Business Enterprises and Tax Liability
The Court highlighted that when states engage in business enterprises, such as operating a street railway, these activities are typically subject to federal taxation. The Court noted that the nature of the enterprise, rather than its public benefit or the state's involvement, determined its taxability. The state's ability to undertake such enterprises does not automatically grant tax immunity. The Court cited previous decisions where state-run business activities, like liquor sales, were subject to federal taxes, reinforcing that engaging in business does not withdraw the activity from federal taxing power. The same principle applied to the trustees' compensation in managing the railway.

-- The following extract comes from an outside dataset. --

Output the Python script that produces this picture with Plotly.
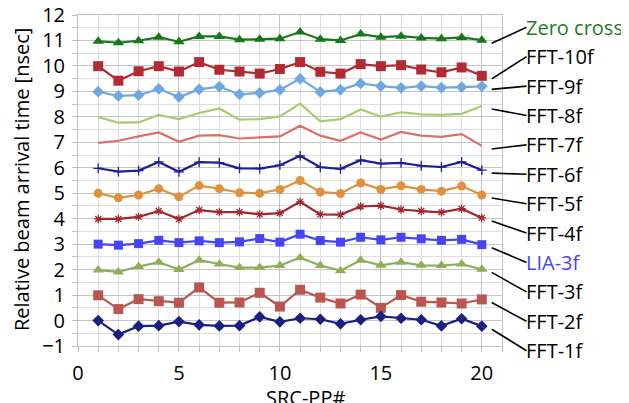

Implications for State-Led Business Ventures
The Court reasoned that if a business undertaken by a state is not immune from federal excise taxes on its operations, then the compensation of individuals conducting that business for the state cannot be exempt from federal income tax. The Court found that the railway operation was a business venture typically subject to federal taxation and distinct from the usual governmental functions that would require tax immunity to protect state independence. The decision established that the method of organizing the enterprise, such as appointing trustees as state officers, did not alter its taxability. Thus, the trustees' compensation was subject to federal income tax because the railway operation was a business activity within federal taxing power.
Conclusion of the Court
The Court concluded that Congress had constitutional authority to impose an income tax on the compensation of the trustees of the Boston Elevated Railway Company. It determined that the operation of a street railway was not an essential governmental function that warranted immunity from federal taxation. By engaging in a business enterprise, the state could not exempt the compensation of those managing it from federal tax. This decision aligned with previous rulings that precluded state-run businesses from being shielded from federal taxes, reinforcing the principle that federal taxing power typically extends to state business activities, regardless of their public benefit intent.